July 22nd, 2009 by Larry

In the world of distribution, the question is often asked, “What is the best interval at which to create a forecast—monthly or weekly?”  Over the next few weeks, I’d like to weigh in on the debate.  I’ll start with monthly.  Creating a forecast for twelve periods throughout the year often produces a ‘lower forecast error’ than generating one 52 times.  There are several reasons for this:

1)  Monthly forecasting normalizes to a larger bucket size so that timing issues are not as disruptive.  For instance, if an end-customer states they are going to order a SKU at a given time, but instead, the order comes in during another week.  This modifies the monthly time series in a nontrivial way.  The jitter is nearly four times as likely to be absorbed into the same monthly bucket, causing no net change to the time series.

2)  Monthly bucketing reduces the number of zero entries in the time series and allows the law of averages to work for us.   For example, if a customer places an order for 100 units every 2 weeks, we see an average of 50 per week.  However, the forecast error relative to that average is always wrong.  The order quantity is either 100 or 0, but never 50.   Looking at this series in a monthly view gives a near constant usage of 200 units per month, which is easy to forecast.
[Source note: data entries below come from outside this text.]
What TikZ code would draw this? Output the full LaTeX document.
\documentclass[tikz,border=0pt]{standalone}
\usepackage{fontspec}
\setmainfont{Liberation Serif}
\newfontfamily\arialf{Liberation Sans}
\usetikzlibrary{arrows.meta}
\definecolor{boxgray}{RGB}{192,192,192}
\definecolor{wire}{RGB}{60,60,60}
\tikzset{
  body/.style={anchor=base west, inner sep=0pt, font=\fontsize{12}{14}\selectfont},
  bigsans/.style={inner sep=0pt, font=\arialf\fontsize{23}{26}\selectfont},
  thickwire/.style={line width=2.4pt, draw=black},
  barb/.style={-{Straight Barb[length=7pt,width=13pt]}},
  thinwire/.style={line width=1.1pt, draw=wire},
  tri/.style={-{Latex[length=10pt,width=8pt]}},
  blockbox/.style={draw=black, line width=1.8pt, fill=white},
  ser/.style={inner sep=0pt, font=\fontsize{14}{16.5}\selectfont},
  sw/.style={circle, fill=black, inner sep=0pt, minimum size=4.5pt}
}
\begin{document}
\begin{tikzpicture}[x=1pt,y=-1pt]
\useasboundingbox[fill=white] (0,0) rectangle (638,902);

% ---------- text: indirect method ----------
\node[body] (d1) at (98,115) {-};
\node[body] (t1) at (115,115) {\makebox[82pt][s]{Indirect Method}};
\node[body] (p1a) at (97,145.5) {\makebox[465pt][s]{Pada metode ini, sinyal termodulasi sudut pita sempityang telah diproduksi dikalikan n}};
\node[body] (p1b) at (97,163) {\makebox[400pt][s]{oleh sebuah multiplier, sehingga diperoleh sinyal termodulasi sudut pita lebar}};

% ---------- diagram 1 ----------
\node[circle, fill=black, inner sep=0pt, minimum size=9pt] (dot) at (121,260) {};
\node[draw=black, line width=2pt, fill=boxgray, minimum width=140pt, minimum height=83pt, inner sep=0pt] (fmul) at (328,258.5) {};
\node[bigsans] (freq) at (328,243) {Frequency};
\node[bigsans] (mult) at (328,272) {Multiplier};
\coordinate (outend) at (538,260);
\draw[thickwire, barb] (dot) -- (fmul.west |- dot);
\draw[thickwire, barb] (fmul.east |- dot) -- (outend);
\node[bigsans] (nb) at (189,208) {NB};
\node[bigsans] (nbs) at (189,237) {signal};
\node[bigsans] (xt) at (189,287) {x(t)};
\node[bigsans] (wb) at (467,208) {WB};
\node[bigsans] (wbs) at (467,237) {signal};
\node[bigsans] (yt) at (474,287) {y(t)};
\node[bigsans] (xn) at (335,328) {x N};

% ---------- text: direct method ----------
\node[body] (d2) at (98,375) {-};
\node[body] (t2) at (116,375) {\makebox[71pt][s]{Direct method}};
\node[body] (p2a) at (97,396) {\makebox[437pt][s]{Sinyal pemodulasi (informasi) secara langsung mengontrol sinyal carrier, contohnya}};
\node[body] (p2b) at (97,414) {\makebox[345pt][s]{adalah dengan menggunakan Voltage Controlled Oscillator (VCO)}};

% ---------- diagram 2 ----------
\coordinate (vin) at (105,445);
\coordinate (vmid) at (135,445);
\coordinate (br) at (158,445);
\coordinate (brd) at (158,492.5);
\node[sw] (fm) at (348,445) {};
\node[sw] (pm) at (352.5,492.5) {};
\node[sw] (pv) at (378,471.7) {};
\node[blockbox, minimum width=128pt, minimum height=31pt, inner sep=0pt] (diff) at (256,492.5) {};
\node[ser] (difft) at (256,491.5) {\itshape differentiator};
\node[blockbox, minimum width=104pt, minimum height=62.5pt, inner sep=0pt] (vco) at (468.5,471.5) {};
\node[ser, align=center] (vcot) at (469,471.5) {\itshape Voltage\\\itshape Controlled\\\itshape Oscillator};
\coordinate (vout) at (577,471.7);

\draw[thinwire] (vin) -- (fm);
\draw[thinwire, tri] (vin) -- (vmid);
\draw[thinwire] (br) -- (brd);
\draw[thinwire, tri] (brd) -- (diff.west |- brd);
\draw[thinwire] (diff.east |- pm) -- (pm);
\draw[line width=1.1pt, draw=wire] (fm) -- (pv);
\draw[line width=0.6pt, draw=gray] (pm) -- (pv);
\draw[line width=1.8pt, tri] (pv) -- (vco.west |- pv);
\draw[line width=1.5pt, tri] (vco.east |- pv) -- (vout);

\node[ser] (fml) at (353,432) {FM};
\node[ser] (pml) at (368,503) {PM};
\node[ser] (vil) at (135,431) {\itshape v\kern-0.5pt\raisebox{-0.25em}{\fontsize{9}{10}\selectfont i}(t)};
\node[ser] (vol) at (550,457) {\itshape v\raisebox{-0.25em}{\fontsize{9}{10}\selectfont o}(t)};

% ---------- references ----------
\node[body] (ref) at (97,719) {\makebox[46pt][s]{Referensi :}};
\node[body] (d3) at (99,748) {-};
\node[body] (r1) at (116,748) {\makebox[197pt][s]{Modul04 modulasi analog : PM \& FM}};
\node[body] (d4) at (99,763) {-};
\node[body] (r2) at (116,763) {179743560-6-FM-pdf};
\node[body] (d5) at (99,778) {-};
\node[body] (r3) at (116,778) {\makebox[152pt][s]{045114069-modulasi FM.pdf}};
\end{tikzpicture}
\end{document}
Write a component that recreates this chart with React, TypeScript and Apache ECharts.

3)  Seasonality is easier to detect and forecast using a monthly timeframe.  There are a lot of natural cycles that fall into monthly boundaries, i.e. paychecks, quotas, budgets, holidays, and average weather conditions.  As well, by definition, months are in the same position every year.  Weeks, on the other hand, can move around +/- 4 days in either direction.  This generally muddies the seasonality analysis given a limited number of years to evaluate.  Putting these seasonal factors into monthly lumps more reliably allows general tendencies to develop and be projected into the time series.

As you might imagine, we at RockySoft are generally proponents of monthly forecasting for the vast majority of cases.  This is based largely on the fact that we have forecasted millions of time series, and realize there is a limit to improving forecast accuracy.  Why not allow more of the noise to be filtered out by using the larger monthly buckets (instead of weekly buckets)?  This approach generates fewer exceptions, and allows forecasts to be reviewed less frequently.